Given task: Skip every picture and transcribe the remaining material exactly.

Information shown:
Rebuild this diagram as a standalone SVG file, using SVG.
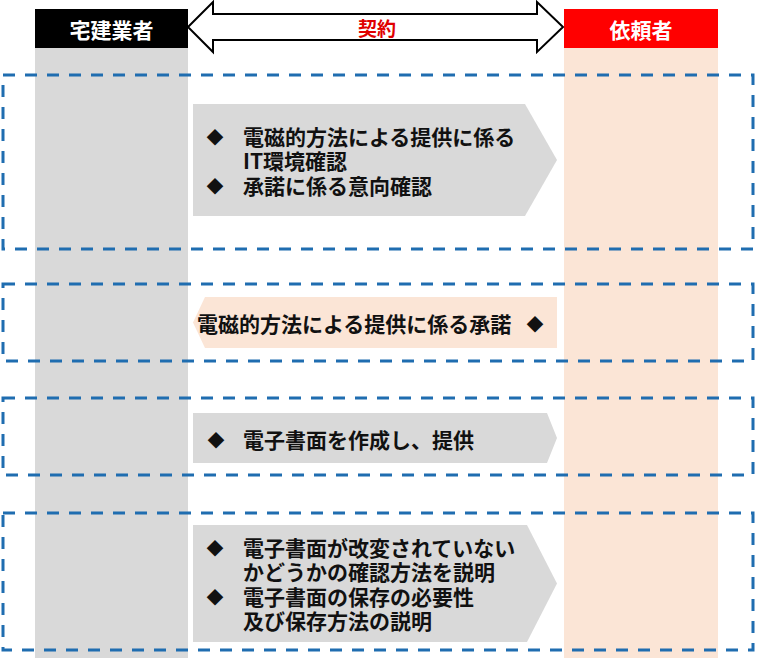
<svg xmlns="http://www.w3.org/2000/svg" width="761" height="658" viewBox="0 0 761 658">
<style>
.t{font-family:"Noto Sans CJK JP","Noto Sans",sans-serif;font-weight:bold;font-size:21px;fill:#111;dominant-baseline:central}
.h{font-family:"Noto Sans CJK JP","Noto Sans",sans-serif;font-weight:bold;font-size:21px;fill:#fff;dominant-baseline:central;text-anchor:middle}
.d{text-anchor:middle;font-size:17px}
.dash{fill:none;stroke:#1f6db0;stroke-width:3;stroke-dasharray:12 10}
</style>
<rect width="761" height="658" fill="#fff"/>
<g id="lane-left">
<rect x="35" y="48" width="153" height="610" fill="#d9d9d9"/>
<rect x="35" y="9" width="153" height="39" fill="#000"/>
<text class="h" x="111.5" y="28.5">宅建業者</text>
</g>
<g id="lane-right">
<rect x="564" y="48" width="154" height="610" fill="#fbe5d6"/>
<rect x="564" y="9" width="154" height="39" fill="#ff0000"/>
<text class="h" x="641" y="28.5">依頼者</text>
</g>
<g id="connectors">
<path d="M188,27 L213,2 V14 H537 V2 L563,27 L537,52 V40 H213 V52 Z" fill="#fff" stroke="#000" stroke-width="2" stroke-linejoin="miter"/>
<text class="t" x="377" y="27" text-anchor="middle" style="fill:#e00000;font-size:19px">契約</text>
</g>
<g id="frames">
<rect class="dash" x="3" y="75" width="750" height="174"/>
<rect class="dash" x="3" y="284" width="750" height="77"/>
<rect class="dash" x="3" y="398" width="750" height="77"/>
<rect class="dash" x="3" y="513" width="750" height="137"/>
</g>
<g id="step1">
<path d="M193,104 H525 L557,160 L525,216 H193 Z" fill="#d9d9d9"/>
<text class="t d" x="215" y="136">◆</text>
<text class="t" x="243" y="136">電磁的方法による提供に係る</text>
<text class="t" x="243" y="160">IT環境確認</text>
<text class="t d" x="215" y="185">◆</text>
<text class="t" x="243" y="185">承諾に係る意向確認</text>
</g>
<g id="step2">
<path d="M205,297 H557 V348 H205 L193,322.5 Z" fill="#fbe5d6"/>
<text class="t" x="197" y="323">電磁的方法による提供に係る承諾</text>
<text class="t d" x="535" y="323">◆</text>
</g>
<g id="step3">
<path d="M193,413 H547 L557,438 L547,463 H193 Z" fill="#d9d9d9"/>
<text class="t d" x="216" y="439">◆</text>
<text class="t" x="243" y="439">電子書面を作成し、提供</text>
</g>
<g id="step4">
<path d="M193,525 H527 L557,583.5 L527,642 H193 Z" fill="#d9d9d9"/>
<text class="t d" x="215" y="547">◆</text>
<text class="t" x="243" y="547">電子書面が改変されていない</text>
<text class="t" x="243" y="571">かどうかの確認方法を説明</text>
<text class="t d" x="215" y="596">◆</text>
<text class="t" x="243" y="596">電子書面の保存の必要性</text>
<text class="t" x="243" y="620">及び保存方法の説明</text>
</g>
</svg>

Exercise output:
Rebuild this diagram as a standalone SVG file, using SVG.
<svg xmlns="http://www.w3.org/2000/svg" width="761" height="658" viewBox="0 0 761 658">
<style>
.t{font-family:"Noto Sans CJK JP","Noto Sans",sans-serif;font-weight:bold;font-size:21px;fill:#111;dominant-baseline:central}
.h{font-family:"Noto Sans CJK JP","Noto Sans",sans-serif;font-weight:bold;font-size:21px;fill:#fff;dominant-baseline:central;text-anchor:middle}
.d{text-anchor:middle;font-size:17px}
.dash{fill:none;stroke:#1f6db0;stroke-width:3;stroke-dasharray:12 10}
</style>
<rect width="761" height="658" fill="#fff"/>
<g id="lane-left">
<rect x="35" y="48" width="153" height="610" fill="#d9d9d9"/>
<rect x="35" y="9" width="153" height="39" fill="#000"/>
<text class="h" x="111.5" y="28.5">宅建業者</text>
</g>
<g id="lane-right">
<rect x="564" y="48" width="154" height="610" fill="#fbe5d6"/>
<rect x="564" y="9" width="154" height="39" fill="#ff0000"/>
<text class="h" x="641" y="28.5">依頼者</text>
</g>
<g id="connectors">
<path d="M188,27 L213,2 V14 H537 V2 L563,27 L537,52 V40 H213 V52 Z" fill="#fff" stroke="#000" stroke-width="2" stroke-linejoin="miter"/>
<text class="t" x="377" y="27" text-anchor="middle" style="fill:#e00000;font-size:19px">契約</text>
</g>
<g id="frames">
<rect class="dash" x="3" y="75" width="750" height="174"/>
<rect class="dash" x="3" y="284" width="750" height="77"/>
<rect class="dash" x="3" y="398" width="750" height="77"/>
<rect class="dash" x="3" y="513" width="750" height="137"/>
</g>
<g id="step1">
<path d="M193,104 H525 L557,160 L525,216 H193 Z" fill="#d9d9d9"/>
<text class="t d" x="215" y="136">◆</text>
<text class="t" x="243" y="136">電磁的方法による提供に係る</text>
<text class="t" x="243" y="160">IT環境確認</text>
<text class="t d" x="215" y="185">◆</text>
<text class="t" x="243" y="185">承諾に係る意向確認</text>
</g>
<g id="step2">
<path d="M205,297 H557 V348 H205 L193,322.5 Z" fill="#fbe5d6"/>
<text class="t" x="197" y="323">電磁的方法による提供に係る承諾</text>
<text class="t d" x="535" y="323">◆</text>
</g>
<g id="step3">
<path d="M193,413 H547 L557,438 L547,463 H193 Z" fill="#d9d9d9"/>
<text class="t d" x="216" y="439">◆</text>
<text class="t" x="243" y="439">電子書面を作成し、提供</text>
</g>
<g id="step4">
<path d="M193,525 H527 L557,583.5 L527,642 H193 Z" fill="#d9d9d9"/>
<text class="t d" x="215" y="547">◆</text>
<text class="t" x="243" y="547">電子書面が改変されていない</text>
<text class="t" x="243" y="571">かどうかの確認方法を説明</text>
<text class="t d" x="215" y="596">◆</text>
<text class="t" x="243" y="596">電子書面の保存の必要性</text>
<text class="t" x="243" y="620">及び保存方法の説明</text>
</g>
</svg>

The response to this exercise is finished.